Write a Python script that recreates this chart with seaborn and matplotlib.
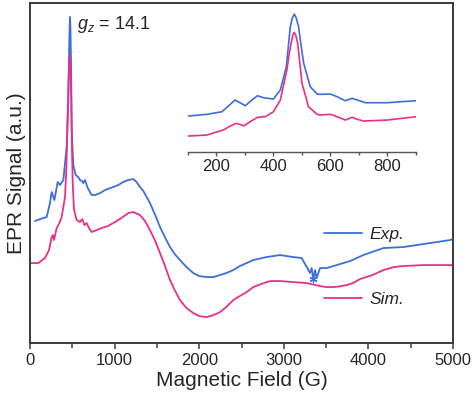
import matplotlib
matplotlib.use("Agg")
import matplotlib.pyplot as plt
import seaborn as sns
from matplotlib.ticker import MultipleLocator

# ============================================================
#  Data (arbitrary units)
# ============================================================
exp_field = [59, 120, 197, 236, 256, 288, 327, 355, 394, 433, 440, 453, 462, 468, 473,
             478, 485, 493, 512, 540, 570, 591, 615, 630, 650, 682, 729, 768, 830, 887,
             950, 1044, 1100, 1162, 1221, 1260, 1300, 1340, 1379, 1418, 1480, 1537, 1600,
             1655, 1710, 1773, 1850, 1930, 2000, 2089, 2170, 2246, 2320, 2403, 2480,
             2561, 2640, 2797, 2955, 3112, 3211, 3271, 3310, 3330, 3349, 3369,
             3389, 3428, 3507, 3625, 3783, 3940, 4177, 4413, 4650, 4965, 5000]
exp_signal = [122, 124, 126, 140, 151, 143, 161, 158, 163, 196, 210, 246, 290, 315, 326,
              315, 280, 213, 178, 168, 166, 163, 162, 160, 163, 155, 148, 148, 150, 153,
              155, 158, 161, 163, 164, 161, 156, 152, 146, 140, 128, 116, 105,
              96, 89, 83, 76, 70, 67, 66, 66, 68, 70, 73, 77,
              80, 83, 86, 88, 86, 85, 76, 70, 75, 63, 73,
              65, 75, 75, 78, 82, 88, 95, 96, 99, 103, 104]

sim_field = [0, 98, 177, 225, 256, 270, 284, 315, 347, 374, 414, 430, 441, 452, 462,
             473, 480, 488, 495, 505, 520, 552, 591, 619, 642, 670, 697, 729, 847,
             920, 1005, 1080, 1162, 1221, 1300, 1360, 1418, 1480, 1537, 1600, 1655,
             1710, 1773, 1850, 1930, 2000, 2089, 2170, 2246, 2320, 2403, 2480,
             2561, 2640, 2700, 2797, 2850, 2955, 3112, 3271, 3428, 3500, 3585, 3650,
             3743, 3820, 3901, 4050, 4177, 4300, 4413, 4650, 5000]
sim_signal = [80, 80, 85, 93, 106, 108, 103, 115, 120, 126, 146, 175, 213, 250, 278,
              288, 275, 240, 200, 160, 133, 123, 121, 124, 118, 120, 115, 111, 115,
              117, 121, 125, 130, 131, 128, 122, 113, 102, 90, 76, 63,
              53, 43, 35, 30, 27, 26, 28, 31, 36, 43, 47,
              51, 56, 58, 61, 62, 62, 61, 60, 57, 56, 56, 56.5,
              58, 60, 64, 68, 73, 76, 77, 78, 78]

# inset: zoom on the g_z = 14.1 line
ins_exp_field = [101, 166, 219, 242, 265, 283, 301, 324, 344, 365, 400, 424, 445, 459,
                 466, 473, 480, 488, 496, 506, 529, 553, 564, 600, 623, 652, 676, 694,
                 723, 799, 846, 900]
ins_exp_signal = [36, 37.7, 40.3, 46, 52, 49.3, 46.3, 52, 56.3, 54.3, 53, 62, 85.3, 125.3,
                  134, 138, 134, 125.3, 108, 88.7, 65.3, 58, 57.7, 58, 55.3, 51.3, 53.7, 52,
                  49.3, 49.3, 50.3, 51.3]
ins_sim_field = [101, 166, 224, 248, 269, 297, 318, 344, 371, 400, 424, 447, 455, 462,
                 468, 473, 478, 485, 492, 500, 523, 553, 564, 600, 623, 652, 676, 694,
                 717, 799, 900]
ins_sim_signal = [16, 17, 22, 26, 28.7, 26.3, 30.3, 34.7, 35.3, 40.3, 52, 82, 98, 109,
                  117, 119.7, 117, 108.7, 90, 68.7, 45.3, 37.7, 37, 37.7, 35.3, 32, 34.7, 32.7,
                  31, 32, 35.3]

# radical signal marked with an asterisk
star_field = [3350]
star_signal = [64]

series_labels = ["Exp.", "Sim."]
main_ticks = [0, 1000, 2000, 3000, 4000, 5000]
inset_ticks = [200, 400, 600, 800]

# ============================================================
#  Style
# ============================================================
sns.set_theme(style="ticks")
plt.rcParams["font.family"] = ["Liberation Sans", "DejaVu Sans"]
plt.rcParams["mathtext.fontset"] = "custom"
plt.rcParams["mathtext.it"] = "Liberation Sans:italic"
plt.rcParams["mathtext.rm"] = "Liberation Sans"

BLUE = "#3d6fd8"
PINK = "#e8308a"
SPINE = "#3a3a3a"

fig = plt.figure(figsize=(4.74, 3.98), dpi=100)
ax = fig.add_axes([0.0633, 0.138, 0.8924, 0.8545])

sns.lineplot(x=exp_field, y=exp_signal, ax=ax, color=BLUE, lw=1.3, label=series_labels[0])
sns.lineplot(x=sim_field, y=sim_signal, ax=ax, color=PINK, lw=1.3, label=series_labels[1])
ax.scatter(star_field, star_signal, marker=(6, 2, 0), s=22, color=BLUE, lw=0.9, zorder=3)

ax.set_xlim(0, 5000)
ax.set_ylim(0, 340)
ax.set_xticks(main_ticks)
ax.xaxis.set_minor_locator(MultipleLocator(500))
ax.set_yticks([])
ax.tick_params(axis="x", which="major", direction="out", length=4.5, width=1.1,
               color=SPINE, labelsize=12, pad=3)
ax.tick_params(axis="x", which="minor", direction="out", length=3.5, width=1.1, color=SPINE)
for sp in ax.spines.values():
    sp.set_color(SPINE)
    sp.set_linewidth(1.4)

ax.set_xlabel("Magnetic Field (G)", fontsize=15, labelpad=2)
ax.set_ylabel("EPR Signal (a.u.)", fontsize=15, labelpad=3)

ax.text(560, 318, "$g_z$ = 14.1", fontsize=13, va="center", ha="left")

leg = ax.legend(loc="center left", bbox_to_anchor=(0.695, 0.2235), frameon=False,
                handlelength=2.2, handletextpad=0.4, labelspacing=2.9,
                borderpad=0, borderaxespad=0, prop={"size": 12.5, "style": "italic"})

# ============================================================
#  Inset
# ============================================================
axin = fig.add_axes([0.3966, 0.618, 0.481, 0.3568])
axin.set_facecolor("none")
sns.lineplot(x=ins_exp_field, y=ins_exp_signal, ax=axin, color=BLUE, lw=1.2)
sns.lineplot(x=ins_sim_field, y=ins_sim_signal, ax=axin, color=PINK, lw=1.2)
axin.set_xlim(100, 900)
axin.set_ylim(0, 142)
axin.set_xticks(inset_ticks)
axin.xaxis.set_minor_locator(MultipleLocator(100))
axin.set_yticks([])
axin.set_xlabel("")
axin.set_ylabel("")
for side in ["left", "right", "top"]:
    axin.spines[side].set_visible(False)
axin.spines["bottom"].set_color("#555555")
axin.spines["bottom"].set_linewidth(1.0)
axin.tick_params(axis="x", which="major", direction="out", length=3, width=1.0,
                 color="#555555", labelsize=12, pad=2)
axin.tick_params(axis="x", which="minor", direction="out", length=2.5, width=1.0,
                 color="#555555")

fig.savefig("out.png", dpi=100)
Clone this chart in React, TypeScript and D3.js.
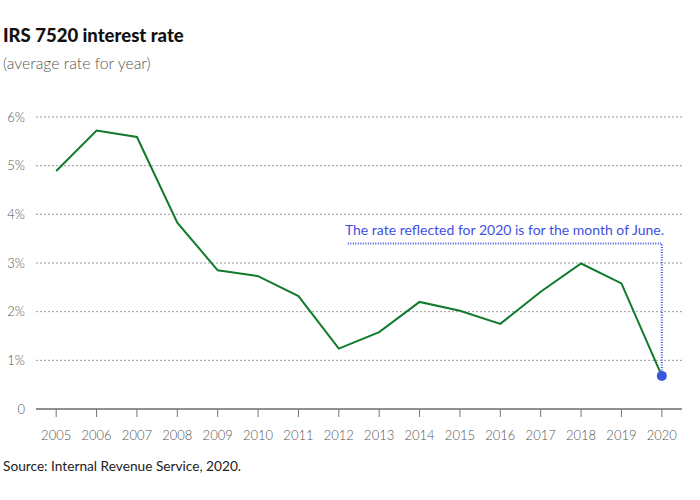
import React from "react";
import * as d3 from "d3";

const years = ["2005","2006","2007","2008","2009","2010","2011","2012","2013","2014","2015","2016","2017","2018","2019","2020"];
const rates = [4.89, 5.72, 5.59, 3.83, 2.85, 2.73, 2.32, 1.24, 1.58, 2.2, 2.02, 1.75, 2.41, 2.99, 2.58, 0.68];
const yTicks = [0, 1, 2, 3, 4, 5, 6];
const title = "IRS 7520 interest rate";
const subtitle = "(average rate for year)";
const note = "The rate reflected for 2020 is for the month of June.";
const source = "Source: Internal Revenue Service, 2020.";

const W = 700, H = 500;
const left = 36, right = 682, top = 117, bottom = 409;
const FONT = "Lato, 'Open Sans', sans-serif";

export default function App() {
  const x = d3.scalePoint<string>().domain(years).range([left, right]).padding(0.5);
  const y = d3.scaleLinear().domain([0, 6]).range([bottom, top]);
  const line = d3.line<number>().x((_, i) => x(years[i])!).y(d => y(d));
  const lastX = x(years[years.length - 1])!;
  const lastY = y(rates[rates.length - 1]);
  const noteY = y(3.4);
  return (
    <svg width={W} height={H} style={{ position: "absolute", left: 0, top: 0, fontFamily: FONT }}>
      <rect width={W} height={H} fill="#fff" />
      <text x={3} y={42} fontSize={18.5} fontWeight={900} fill="#111">{title}</text>
      <text x={3} y={69} fontSize={15.8} fill="#555" fontWeight={300}>{subtitle}</text>
      {yTicks.map(t => (
        <g key={t}>
          {t > 0 && <line x1={left} x2={right} y1={y(t)} y2={y(t)} stroke="#999" strokeDasharray="2,2" strokeWidth={1} />}
          <text x={25} y={y(t) + 4.5} textAnchor="end" fontSize={13} fill="#555" fontWeight={300}>{t === 0 ? "0" : `${t}%`}</text>
        </g>
      ))}
      <line x1={left} x2={right} y1={bottom} y2={bottom} stroke="#222" strokeWidth={1} />
      {years.map(yr => (
        <g key={yr}>
          <line x1={x(yr)} x2={x(yr)} y1={bottom} y2={bottom + 8} stroke="#777" strokeWidth={1} />
          <text x={x(yr)} y={bottom + 31} textAnchor="middle" fontSize={13} fill="#555" fontWeight={300}>{yr}</text>
        </g>
      ))}
      <path d={line(rates) || ""} fill="none" stroke="#117a2c" strokeWidth={2} />
      <path d={`M${x("2012")! + 9},${noteY}H${lastX}V${lastY}`} fill="none" stroke="#3f52de" strokeWidth={2} strokeDasharray="1,1.5" />
      <circle cx={lastX} cy={lastY} r={5} fill="#3a56dc" />
      <text x={664} y={noteY - 9} textAnchor="end" fontSize={14} fill="#3f4fe0">{note}</text>
      <text x={3} y={471} fontSize={13.7} fill="#222">{source}</text>
    </svg>
  );
}
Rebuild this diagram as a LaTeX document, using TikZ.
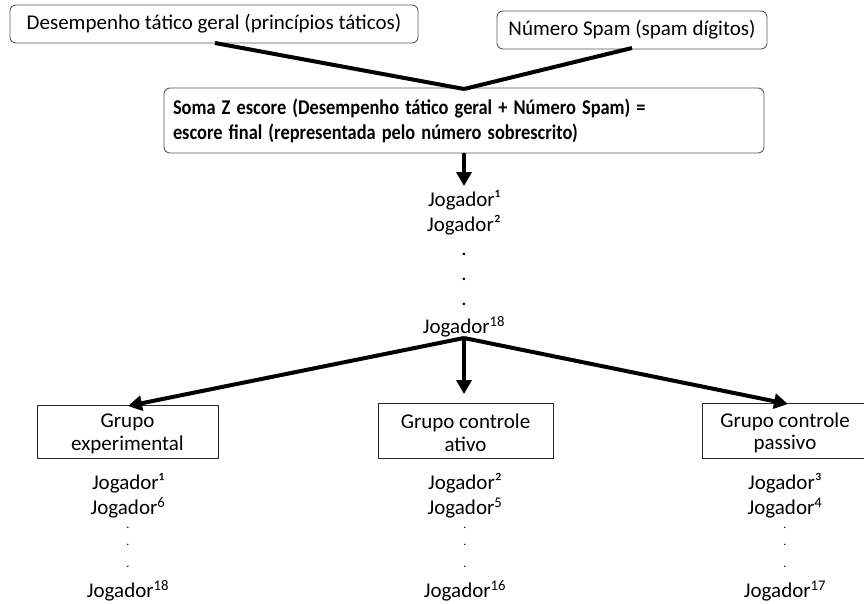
\documentclass[tikz,border=0pt]{standalone}
\usepackage{fontspec}
\setmainfont{Carlito}
\usetikzlibrary{arrows.meta}
% bold lines of the score box, narrowed horizontally
\newcommand{\narrowline}[1]{\scalebox{0.875}[1]{#1}}
\begin{document}
\begin{tikzpicture}[x=1pt,y=-1pt,
  txt/.style={font=\fontsize{21}{25}\selectfont, inner sep=0pt},
  dot/.style={font=\fontsize{12}{14}\selectfont, inner sep=0pt},
  roundbox/.style={draw=black!65, line width=0.9pt, rounded corners=6pt, inner sep=0pt},
  groupbox/.style={draw=black!85, line width=0.9pt, inner sep=0pt},
  grouptext/.style={inner sep=0pt, align=center, font=\fontsize{21}{22.5}\selectfont},
  thick line/.style={line width=4pt},
  bigarrow/.style={line width=4pt, -{Triangle[length=14pt,width=15pt]}}
]
\useasboundingbox (0,0) rectangle (864,603);

% input boxes
\node[roundbox, minimum width=408pt, minimum height=38pt, txt] (perf) at (214,24)
  {Desempenho tático geral (princípios táticos)};
\node[roundbox, minimum width=270pt, minimum height=38pt, txt] (spam) at (632,30)
  {Número Spam (spam dígitos)};

% combined score box
\node[roundbox, minimum width=600pt, minimum height=65pt, align=left,
  font=\bfseries\fontsize{21}{25}\selectfont, text width=582pt, inner xsep=9pt] (sum) at (464,120.5)
  {\narrowline{Soma Z escore (Desempenho tático geral + Número Spam) =}\\
   \narrowline{escore final (representada pelo número sobrescrito)}};

\coordinate (join) at (464,89);
\coordinate (sumout) at (464,153);
\coordinate (listtop) at (464,186);
\coordinate (split) at (464,338);

\draw[thick line] (215,43) -- (join);
\draw[thick line] (632,48) -- (join);
\draw[bigarrow] (sumout) -- (listtop);

% ranked players
\node[txt] (p1) at (464,200) {Jogador¹};
\node[txt] (p2) at (464,225) {Jogador²};
\node[txt] (d1) at (464,254) {.};
\node[txt] (d2) at (464,279) {.};
\node[txt] (d3) at (464,304) {.};
\node[txt] (p18) at (464,327) {Jogador\textsuperscript{18}};

% groups
\node[groupbox, minimum width=181pt, minimum height=53pt] (exp) at (127.5,432) {};
\node[groupbox, minimum width=175pt, minimum height=55pt] (act) at (465.5,431) {};
\node[groupbox, minimum width=166pt, minimum height=55pt] (pas) at (785,431) {};
\node[grouptext] (expt) at ([yshift=-2pt]exp.center) {Grupo\\experimental};
\node[grouptext] (actt) at ([yshift=-2pt]act.center) {Grupo controle\\ativo};
\node[grouptext] (past) at ([yshift=-2pt]pas.center) {Grupo controle\\passivo};

\draw[bigarrow] (split) -- (128,406);
\draw[bigarrow] (split) -- (464,394);
\draw[bigarrow] (split) -- (788,404);

% group members
\foreach \nm/\xx/\a/\b/\c in {e/128/¹/\textsuperscript{6}/18, a/465/²/\textsuperscript{5}/16, p/785/³/\textsuperscript{4}/17}{
  \node[txt] (\nm1) at (\xx,483) {Jogador\a};
  \node[txt] (\nm2) at (\xx,508) {Jogador\b};
  \node[dot] (\nm d1) at (\xx,528) {.};
  \node[dot] (\nm d2) at (\xx,545) {.};
  \node[dot] (\nm d3) at (\xx,567) {.};
  \node[txt] (\nm3) at (\xx,591) {Jogador\textsuperscript{\c}};
}
\end{tikzpicture}
\end{document}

= = = = =

*AIM OF THE EXERCISE*
How many lines of the listing above include the word "React"? Reply with the number alone.

*EXERCISE OUTPUT*
2